Thursday, October 15, 2009

"Shadow", Chapter 12, Part 2

"I ought to hate you," she said.

I had to lean over her to catch the words. "It's all right," I said.

"But I don't. Not for your sake... if I hate my last friend, what would be left?"

There was nothing to say to that, so I said nothing.

"Do you know what it was like? It was a long time before I could think of it."

Her right hand was creeping upward, toward her eyes. I caught it and forced it back.

"I thought I saw my worst enemy, a kind of demon. And it was me."

Her scalp was bleeding. I put clean lint there and taped it down, though I knew it would soon be gone. Curling, dark hairs were entangled in her fingers.

"Since then, I can't control my hands... I can if I think about it, if I know what they're doing. But it is so hard, and I'm getting tired." She rolled her head away and spat blood. "I bite myself. Bite the lining of my cheeks, and my tongue and lips. Once my hands tried to strangle me, and I thought oh good, I will die now. But I only lost consciousness, and they must have lost their strength, because I woke. It's like that machine, isn't it?"

I said, "Allowin's necklace."

"But worse. My hands are trying to blind me now, to tear my eyelids away. Will I be blind?"

"Yes," I said.

"How long before I die?"

"A month, perhaps. The thing in you that hates you will weaken as you weaken. The revolutionary brought it to life, but its energy is your energy, and in the end you will die together."



"I see," she said. And then, "It is a thing from Erebus, from Abaia, a fit companion for me. Vodalus..."

I leaned closer, but I could not hear. At last I said, "I tried to save you. I wanted to. I stole a knife, and spent the night watching for a chance. But only a master can take a prisoner from a cell, and I would have had to kill--"

"Your friends."

"Yes, my friends."

Her hands were moving again, and blood trickled from her mouth. "Will you bring me the knife?"

"I have it here," I said, and drew it from under my cloak. It was a common cook's knife with a span or so of blade.

"It looks sharp."

"It is," I said. "I know how to treat an edge, and I sharpened it carefully." That was the last thing I said to her. I put the knife into her right hand and went out.

For a time, I knew, her will would hold it back. A thousand times one thought recurred: I could reenter her cell, take back the knife, and no one would know. I would be able to live out my life in the guild.

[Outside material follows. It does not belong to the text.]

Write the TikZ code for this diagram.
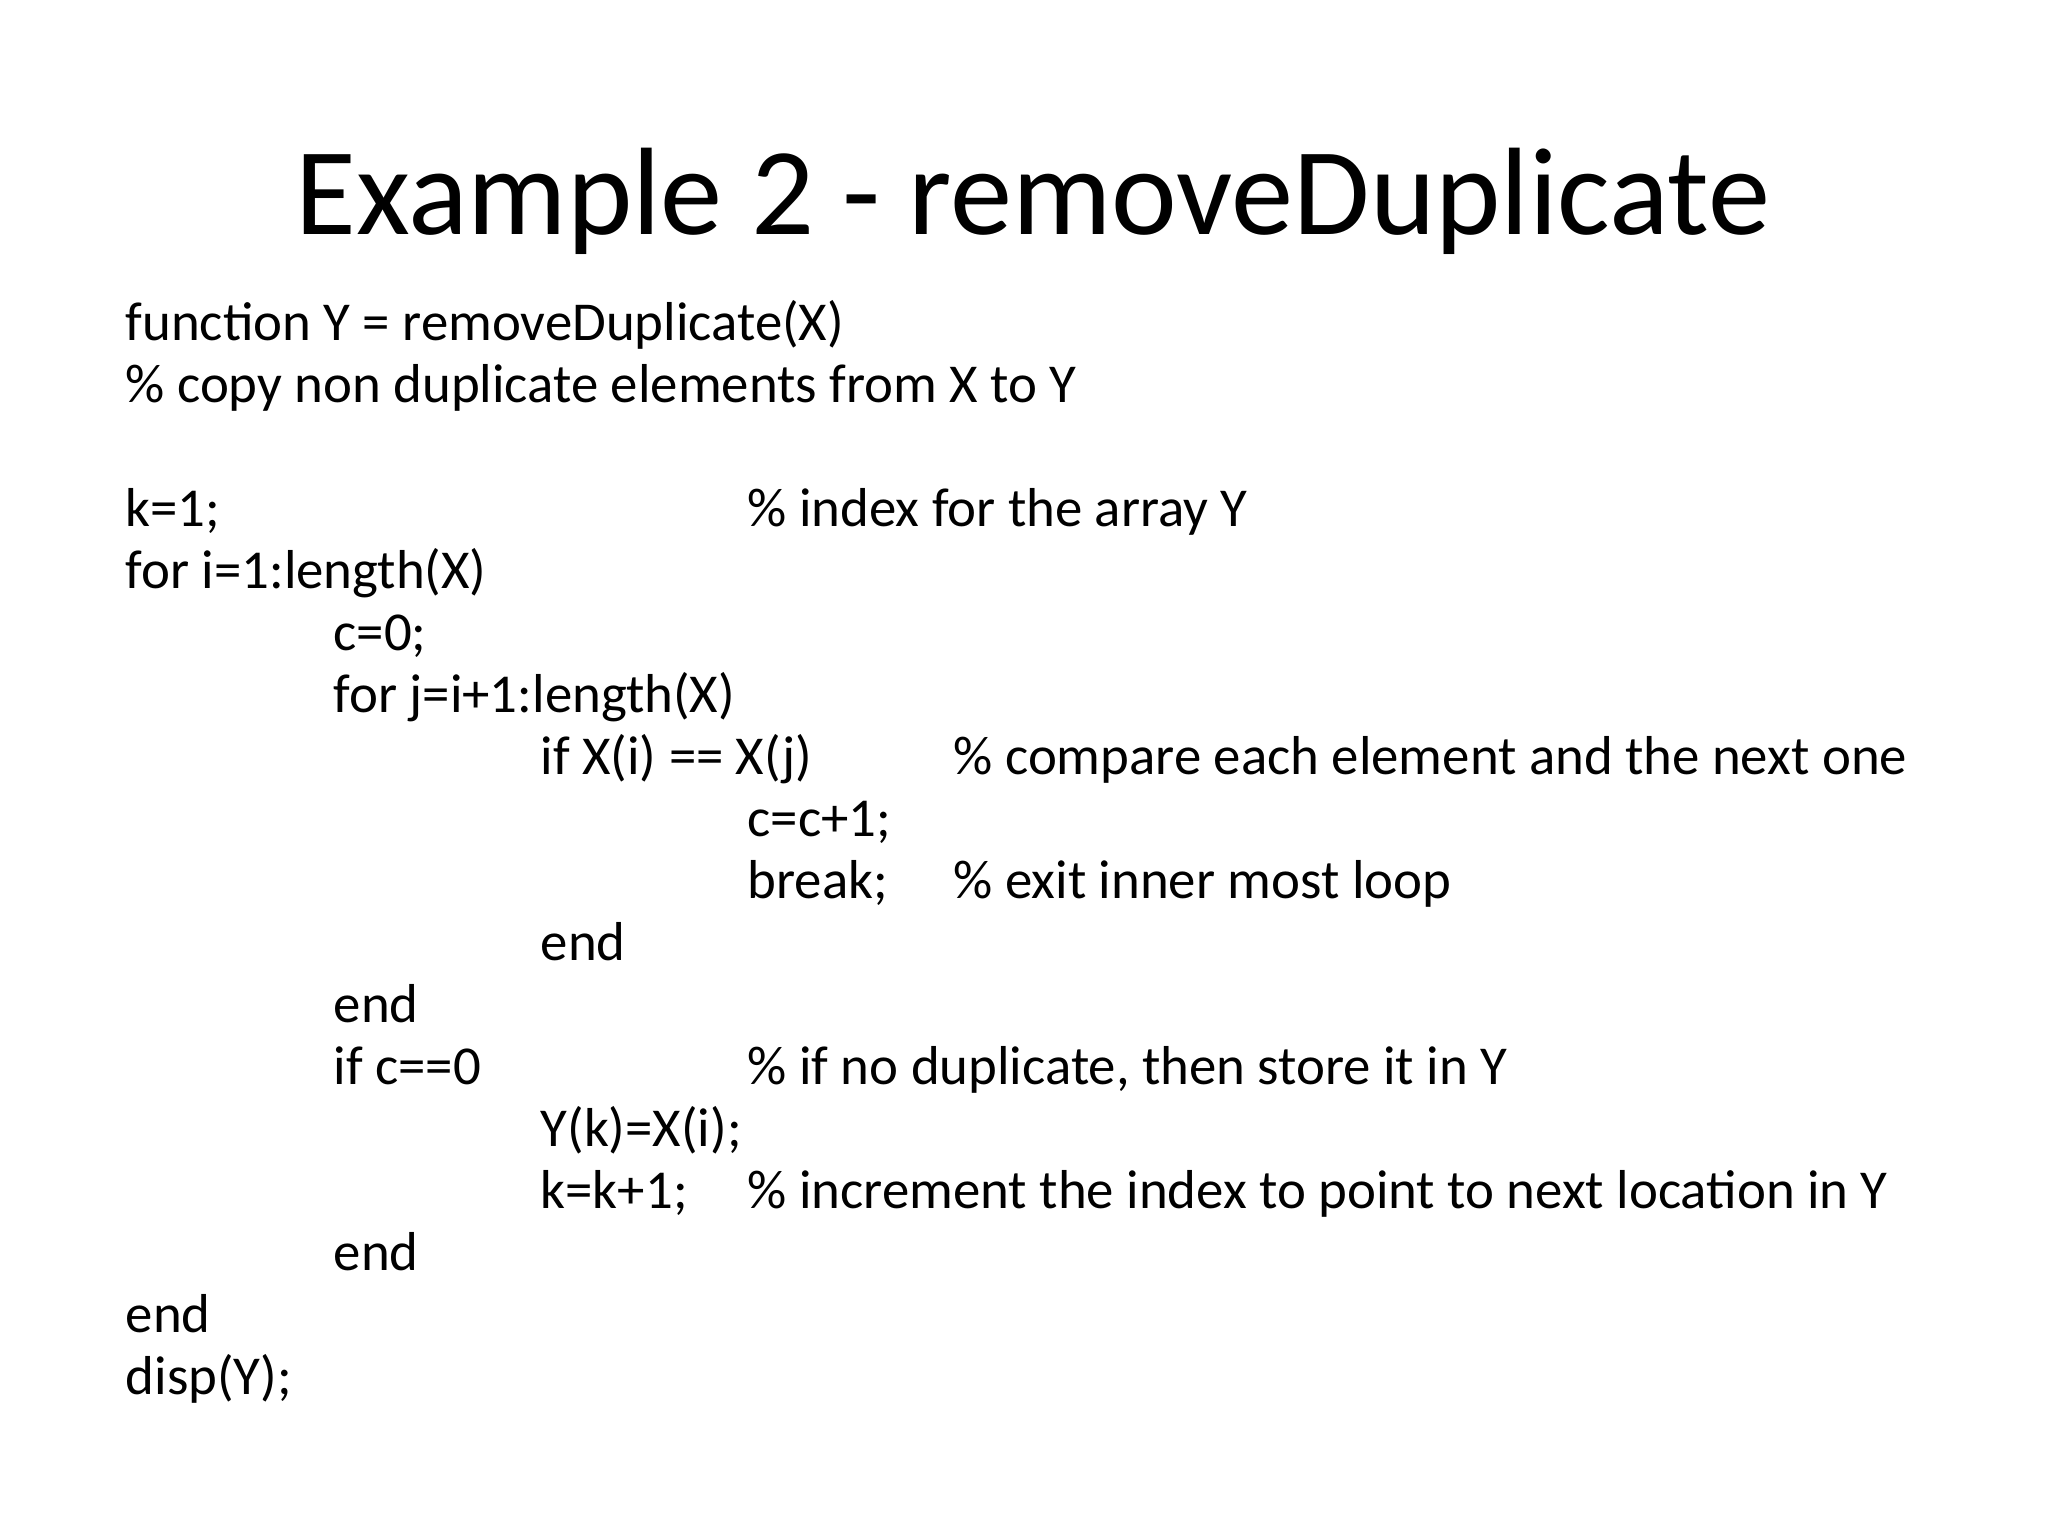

If her throat rattled, I did not hear it; but after I had stared at the door of her cell for a long while, a little crimson rivulet crept from under it. I went to Master Gurloes then, and told him what I had done.

This is how Wolfe answers my question from the last post, here stated in a different form: What would the Inquisitors invent if they were in a much more technologically advanced society? Although according to a wikipedia article on Inquisition, I'm off base here: "Additionally, the restrictions on torture in the inquisitorial courts were much more stringent than those that regulated the torture in the secular courts. Torture was only used for extracting confessions during a trial and was not used as punishment after sentencing. If torture was utilized, the accused was required to repeat their repentance freely and without torture" The torture of Thecla is not for a confession, it is punitive, as well as a political message. The machine that did this to her is called "the revolutionary" - what despot wouldn't want a machine that makes their enemies hate themselves? Actually, I guess it is a form of confession and repentance, forced upon her. But not in a constructive way, a completely destructive way that could only be a message to other revolutionaries. This is consistent with the inquisition: "A 1578 handbook for inquisitors spelled out the purpose of inquisitorial penalties: ...[Translation from the Latin: '... for punishment does not take place primarily and per se for the correction and good of the person punished, but for the public good in order that others may become terrified and weaned away from the evils they would commit.'" If this seems harsh to you, maybe you should wonder how many of our own laws have been passed for this reason. If this logic is correct, and that's how crime is actually prevented, how harsh would an "acceptable sentence" be? I don't know if it's true or not, though. It's an interesting question.

I was not aware that secular courts made even more use of torture than the church. Maybe the reason people dislike lawyers is just historical inertia from the Middle Ages.

I still think the Orwellian "punishment" is still the scariest scenario of how people of the future are going to deal with revolutionaries. If you can build a machine that can make them hate themselves, why not just build a machine that can make them think exactly as you do? That's why I put "punishment" in quotes - the ex-revolutionary doesn't even think of it that way. Frightening.

I think this is the key point in Severian's life. With this act of mercy, he splits with the torturers and starts to find his own path. How an assisted suicide fits in with the Catholic subtext, I don't know. I assume it means that Wolfe may disagree with certain points of doctrine.